### Task goal
From the first line of the data below through the line holding "Summation Algorithm for", output each line exactly and leave the pictures out.

═══

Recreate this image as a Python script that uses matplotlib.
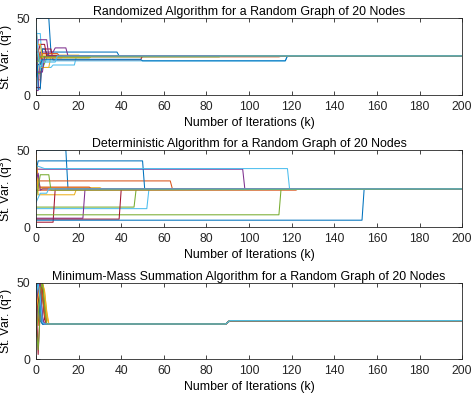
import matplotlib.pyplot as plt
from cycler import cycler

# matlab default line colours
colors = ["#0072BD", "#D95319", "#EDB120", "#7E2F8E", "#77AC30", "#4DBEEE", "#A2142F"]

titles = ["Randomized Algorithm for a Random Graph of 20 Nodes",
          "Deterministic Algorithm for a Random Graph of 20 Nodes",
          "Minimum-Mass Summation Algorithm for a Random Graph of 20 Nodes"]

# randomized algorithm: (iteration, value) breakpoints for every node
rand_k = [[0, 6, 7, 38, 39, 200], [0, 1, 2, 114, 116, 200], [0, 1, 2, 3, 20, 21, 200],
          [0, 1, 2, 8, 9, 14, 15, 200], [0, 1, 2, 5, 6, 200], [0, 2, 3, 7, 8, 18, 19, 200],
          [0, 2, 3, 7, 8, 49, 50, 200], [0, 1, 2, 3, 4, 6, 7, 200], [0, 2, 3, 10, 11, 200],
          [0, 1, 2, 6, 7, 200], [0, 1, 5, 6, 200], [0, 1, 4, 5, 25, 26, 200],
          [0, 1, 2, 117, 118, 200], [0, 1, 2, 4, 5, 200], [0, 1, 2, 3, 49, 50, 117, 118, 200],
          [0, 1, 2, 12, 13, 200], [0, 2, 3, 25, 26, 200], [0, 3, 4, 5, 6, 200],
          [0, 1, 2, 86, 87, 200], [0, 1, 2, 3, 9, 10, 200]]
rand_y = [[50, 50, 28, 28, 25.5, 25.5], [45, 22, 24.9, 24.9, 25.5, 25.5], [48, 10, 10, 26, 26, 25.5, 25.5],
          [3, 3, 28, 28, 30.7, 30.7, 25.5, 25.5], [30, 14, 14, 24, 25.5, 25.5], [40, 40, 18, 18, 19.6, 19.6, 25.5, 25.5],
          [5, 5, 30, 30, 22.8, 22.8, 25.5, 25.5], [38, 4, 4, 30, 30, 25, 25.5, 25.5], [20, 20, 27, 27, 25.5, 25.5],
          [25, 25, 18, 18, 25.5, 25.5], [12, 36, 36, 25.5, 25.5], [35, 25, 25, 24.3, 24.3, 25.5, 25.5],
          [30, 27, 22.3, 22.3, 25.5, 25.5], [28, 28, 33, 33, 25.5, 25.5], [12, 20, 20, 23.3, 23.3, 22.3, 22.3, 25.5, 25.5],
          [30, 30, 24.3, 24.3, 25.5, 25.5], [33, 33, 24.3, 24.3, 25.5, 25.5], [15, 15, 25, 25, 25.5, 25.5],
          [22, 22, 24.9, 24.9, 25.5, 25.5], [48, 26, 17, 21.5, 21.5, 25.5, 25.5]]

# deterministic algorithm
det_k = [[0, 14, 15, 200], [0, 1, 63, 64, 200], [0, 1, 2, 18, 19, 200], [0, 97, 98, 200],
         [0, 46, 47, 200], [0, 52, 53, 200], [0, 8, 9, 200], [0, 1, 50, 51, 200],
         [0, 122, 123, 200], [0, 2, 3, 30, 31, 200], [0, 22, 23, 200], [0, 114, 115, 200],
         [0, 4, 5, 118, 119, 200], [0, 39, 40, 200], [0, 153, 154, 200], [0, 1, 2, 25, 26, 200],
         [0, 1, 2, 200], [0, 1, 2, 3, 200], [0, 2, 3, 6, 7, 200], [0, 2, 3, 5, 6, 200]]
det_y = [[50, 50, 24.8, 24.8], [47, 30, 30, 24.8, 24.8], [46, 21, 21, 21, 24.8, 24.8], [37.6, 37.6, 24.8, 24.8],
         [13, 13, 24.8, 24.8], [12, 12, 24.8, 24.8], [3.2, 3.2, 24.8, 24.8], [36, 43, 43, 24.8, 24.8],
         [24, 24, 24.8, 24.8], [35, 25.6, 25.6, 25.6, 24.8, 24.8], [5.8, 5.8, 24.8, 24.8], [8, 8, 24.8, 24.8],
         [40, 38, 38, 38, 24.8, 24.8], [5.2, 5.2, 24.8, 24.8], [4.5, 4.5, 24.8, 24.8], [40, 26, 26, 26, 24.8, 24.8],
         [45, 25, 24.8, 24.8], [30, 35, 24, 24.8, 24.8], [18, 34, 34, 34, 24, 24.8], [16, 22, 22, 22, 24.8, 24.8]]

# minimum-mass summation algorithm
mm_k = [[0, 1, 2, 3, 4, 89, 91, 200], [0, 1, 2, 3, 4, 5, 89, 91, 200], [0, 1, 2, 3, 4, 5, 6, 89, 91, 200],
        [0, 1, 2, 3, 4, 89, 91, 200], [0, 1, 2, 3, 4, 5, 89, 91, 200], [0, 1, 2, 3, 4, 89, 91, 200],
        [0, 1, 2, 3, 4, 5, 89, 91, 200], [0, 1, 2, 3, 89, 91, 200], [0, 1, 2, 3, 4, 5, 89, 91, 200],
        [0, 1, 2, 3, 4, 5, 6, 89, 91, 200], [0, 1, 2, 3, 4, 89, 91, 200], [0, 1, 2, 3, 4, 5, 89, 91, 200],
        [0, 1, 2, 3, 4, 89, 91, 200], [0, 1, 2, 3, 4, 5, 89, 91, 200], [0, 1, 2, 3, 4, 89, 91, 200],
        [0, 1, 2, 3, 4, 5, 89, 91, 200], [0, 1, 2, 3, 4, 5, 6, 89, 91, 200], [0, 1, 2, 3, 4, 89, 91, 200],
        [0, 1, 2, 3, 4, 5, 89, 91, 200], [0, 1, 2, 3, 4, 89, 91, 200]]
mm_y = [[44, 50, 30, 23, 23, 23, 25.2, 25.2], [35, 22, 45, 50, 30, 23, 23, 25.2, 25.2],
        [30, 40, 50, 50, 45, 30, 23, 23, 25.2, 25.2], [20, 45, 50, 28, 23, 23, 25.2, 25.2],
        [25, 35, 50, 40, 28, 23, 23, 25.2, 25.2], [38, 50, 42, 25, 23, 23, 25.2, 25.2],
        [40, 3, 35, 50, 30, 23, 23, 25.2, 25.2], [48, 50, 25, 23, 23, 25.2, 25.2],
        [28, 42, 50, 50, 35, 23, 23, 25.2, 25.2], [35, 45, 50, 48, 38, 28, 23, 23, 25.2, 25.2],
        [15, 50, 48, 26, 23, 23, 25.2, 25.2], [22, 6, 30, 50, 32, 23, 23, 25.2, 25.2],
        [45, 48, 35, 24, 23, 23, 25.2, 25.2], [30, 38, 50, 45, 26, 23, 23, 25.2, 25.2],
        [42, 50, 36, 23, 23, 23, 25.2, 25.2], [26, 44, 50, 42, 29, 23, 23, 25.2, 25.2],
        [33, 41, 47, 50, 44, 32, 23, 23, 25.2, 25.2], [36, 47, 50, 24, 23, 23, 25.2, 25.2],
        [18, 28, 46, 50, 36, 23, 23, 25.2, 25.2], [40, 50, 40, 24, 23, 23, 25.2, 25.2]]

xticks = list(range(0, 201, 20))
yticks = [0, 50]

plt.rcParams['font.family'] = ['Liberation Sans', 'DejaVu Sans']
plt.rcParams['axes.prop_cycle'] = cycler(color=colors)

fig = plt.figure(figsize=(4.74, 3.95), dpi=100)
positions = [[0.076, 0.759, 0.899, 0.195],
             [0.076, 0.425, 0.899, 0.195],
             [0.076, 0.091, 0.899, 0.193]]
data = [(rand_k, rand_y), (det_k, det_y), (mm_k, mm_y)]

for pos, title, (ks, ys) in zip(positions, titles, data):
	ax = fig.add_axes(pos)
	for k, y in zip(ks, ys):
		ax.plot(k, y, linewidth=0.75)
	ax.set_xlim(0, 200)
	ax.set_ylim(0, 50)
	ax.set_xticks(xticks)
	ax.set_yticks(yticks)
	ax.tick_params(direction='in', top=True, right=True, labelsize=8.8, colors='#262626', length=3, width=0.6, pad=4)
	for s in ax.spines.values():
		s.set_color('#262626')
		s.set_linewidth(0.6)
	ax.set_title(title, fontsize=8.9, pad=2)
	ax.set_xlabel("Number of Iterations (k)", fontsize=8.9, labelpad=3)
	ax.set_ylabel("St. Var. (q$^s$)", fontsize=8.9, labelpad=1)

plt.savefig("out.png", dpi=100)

═══

### Final result
Recreate this image as a Python script that uses matplotlib.
import matplotlib.pyplot as plt
from cycler import cycler

# matlab default line colours
colors = ["#0072BD", "#D95319", "#EDB120", "#7E2F8E", "#77AC30", "#4DBEEE", "#A2142F"]

titles = ["Randomized Algorithm for a Random Graph of 20 Nodes",
          "Deterministic Algorithm for a Random Graph of 20 Nodes",
          "Minimum-Mass Summation Algorithm for a Random Graph of 20 Nodes"]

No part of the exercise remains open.